Strategic Uses of the Commuted Value
Pension risk transfer transactions rely on commuted values. When a sponsor purchases a group annuity from an insurer, they exchange assets equal to the annuity’s present value plus a premium for insurer capital. Individuals also use commuted values during divorce settlements, estate planning, or when evaluating buyout offers. Understanding the inputs equips you to question employer calculations, especially if a plant shutdown or restructuring accelerates decision timelines.
Tax considerations also emerge. Many jurisdictions cap the amount that can move into tax-deferred accounts. Excess amounts might be paid in cash and taxed immediately, reducing the effective value of commutation. Cross-border workers must examine both home and host-country tax treaties to avoid double taxation.
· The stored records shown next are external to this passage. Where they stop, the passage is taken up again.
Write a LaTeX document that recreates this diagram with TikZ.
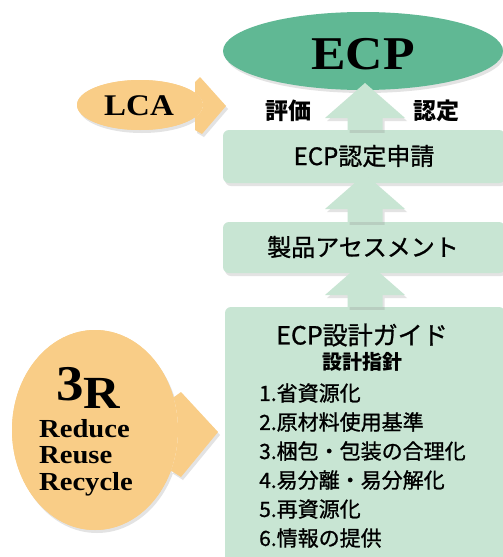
\documentclass[tikz,border=0pt]{standalone}
\usepackage{fontspec}
\setmainfont{Liberation Serif}
\newfontfamily\wideserif[FakeStretch=1.1]{Liberation Serif}
\newfontfamily\jp[FakeBold=1]{Noto Sans CJK JP}
\newfontfamily\jpb{Noto Sans CJK JP}
\usetikzlibrary{shadows,calc,shapes.geometric}
\definecolor{ecpgreen}{RGB}{96,184,148}
\definecolor{lightgreen}{RGB}{200,229,211}
\definecolor{peach}{RGB}{249,205,135}
\tikzset{
  shade/.style={drop shadow={opacity=0.22,shadow xshift=2pt,shadow yshift=-3pt}},
  greenbox/.style={rectangle,rounded corners=6pt,fill=lightgreen,shade,inner sep=0pt},
  boxtext/.style={font=\jp\fontsize{24}{24}\selectfont,inner sep=0pt},
  itemtext/.style={font=\jp\fontsize{21}{21}\selectfont,inner sep=0pt,anchor=west},
  boldtext/.style={inner sep=0pt,font=\jpb\bfseries\fontsize{23}{23}\selectfont},
  serifbig/.style={font=\wideserif\bfseries,inner sep=0pt},
  arrowfill/.style={fill=lightgreen,shade},
  peachfill/.style={fill=peach,shade}
}
\newcommand\greenarrow[2]{%
  \path[arrowfill] let \p1=(#1), \p2=(#2) in
    (\x2-17.5pt,\y1) -- (\x2-17.5pt,\y2-35pt) -- (\x2-40pt,\y2-35pt) -- (\x2,\y2)
    -- (\x2+40pt,\y2-35pt) -- (\x2+17.5pt,\y2-35pt) -- (\x2+17.5pt,\y1) -- cycle;}
\begin{document}
\begin{tikzpicture}[x=1pt,y=-1pt]
\useasboundingbox (0,0) rectangle (503,557);
\clip (0,0) rectangle (503,557);
\fill[white] (0,0) rectangle (503,557);

% ECP ellipse
\node[ellipse,fill=ecpgreen,shade,minimum width=280pt,minimum height=78pt,inner sep=0pt] (ecp) at (363,51) {};
\node[serifbig,font=\wideserif\bfseries\fontsize{47}{47}\selectfont] (ecptext) at (363,54) {ECP};

% boxes
\node[greenbox,minimum width=282pt,minimum height=53pt] (b1) at (364,156.5) {};
\node[boxtext] (b1t) at (364,156) {ECP認定申請};
\node[greenbox,minimum width=282pt,minimum height=51pt] (b2) at (364,247.5) {};
\node[boxtext] (b2t) at (363,247) {製品アセスメント};
\node[greenbox,minimum width=280pt,minimum height=270pt] (b3) at (365,442) {};
\node[boxtext,font=\jp\fontsize{25}{25}\selectfont] (b3t) at (362,335) {ECP設計ガイド};
\node[boldtext,font=\jpb\bfseries\fontsize{20}{20}\selectfont] (b3s) at (362,362) {設計指針};
\node[itemtext] (i1) at (259,393) {1.省資源化};
\node[itemtext] (i2) at (259,422) {2.原材料使用基準};
\node[itemtext] (i3) at (259,451) {3.梱包・包装の合理化};
\node[itemtext] (i4) at (259,480) {4.易分離・易分解化};
\node[itemtext] (i5) at (259,509) {5.再資源化};
\node[itemtext] (i6) at (259,538) {6.情報の提供};

% arrows
\coordinate (tip1) at (365,83);
\coordinate (tip2) at (365,174);
\coordinate (tip3) at (365,260);
\greenarrow{b1.north}{tip1}
\greenarrow{b2.north}{tip2}
\greenarrow{b3.north}{tip3}

% labels
\node[boldtext] (hyoka) at (288,111) {評価};
\node[boldtext] (nintei) at (436,111) {認定};

% LCA
\path[peachfill] (140,105) ellipse [x radius=63pt, y radius=25pt]
  (200,77) -- (226,106) -- (202,134) -- (195,130) -- (195,82) -- cycle;
\fill[peach] (140,105) ellipse [x radius=63pt, y radius=25pt];
\node[serifbig,font=\wideserif\bfseries\fontsize{30}{30}\selectfont] (lca) at (139,106) {LCA};

% 3R
\path[peachfill] (95,430) ellipse [x radius=83pt, y radius=100pt]
  (181,392) -- (218,432) -- (181,477) -- (170,470) -- (170,400) -- cycle;
\fill[peach] (95,430) ellipse [x radius=83pt, y radius=100pt];
\node[serifbig,anchor=base west,font=\wideserif\bfseries\fontsize{50}{50}\selectfont] (three) at (56,400) {3\raisebox{-8pt}{\fontsize{46}{46}\selectfont R}};
\node[serifbig,anchor=base west,font=\wideserif\bfseries\fontsize{26}{26}\selectfont] (reduce) at (39,437) {Reduce};
\node[serifbig,anchor=base west,font=\wideserif\bfseries\fontsize{26}{26}\selectfont] (reuse) at (39,463) {Reuse};
\node[serifbig,anchor=base west,font=\wideserif\bfseries\fontsize{26}{26}\selectfont] (recycle) at (39,490) {Recycle};
\end{tikzpicture}
\end{document}
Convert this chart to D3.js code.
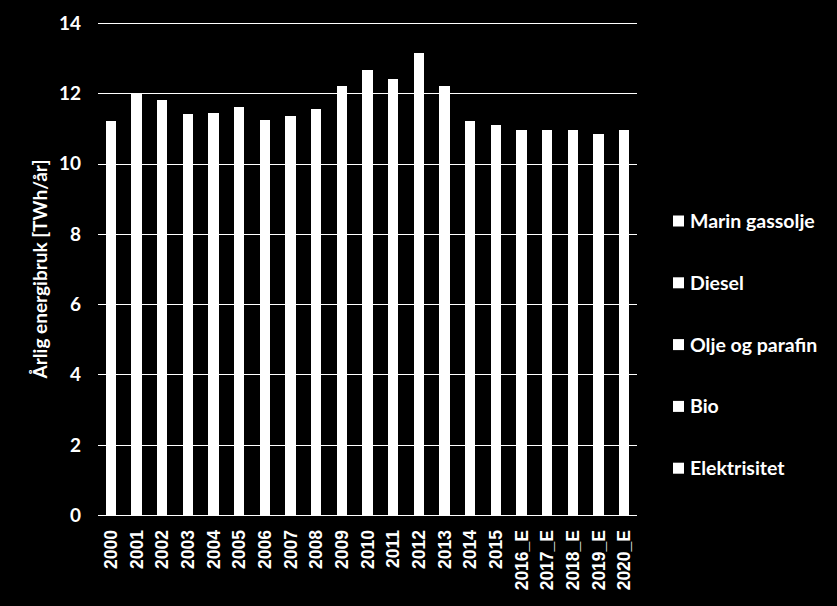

Putting the Calculator to Work
To use the calculator effectively, gather your actual plan documents. Identify the normal retirement age, accrual formula, and whether COLA is fixed or tied to CPI. Plug those details into the tool, then experiment with alternative discount rates to mimic regulatory changes. Compare scenarios where you retire earlier or later, and test the impact of electing a survivor benefit for a spouse. Document your results before meeting with a plan representative so you can ask targeted questions about any discrepancies.
Remember that the tool provides educational insight, not a binding actuarial certificate. The official commuted value from your plan administrator will apply the precise interest curves, mortality tables, and plan amendments in force on the calculation date. Still, by mastering the mechanics and reviewing authoritative sources, you can make informed decisions about one of the largest financial assets you may ever own.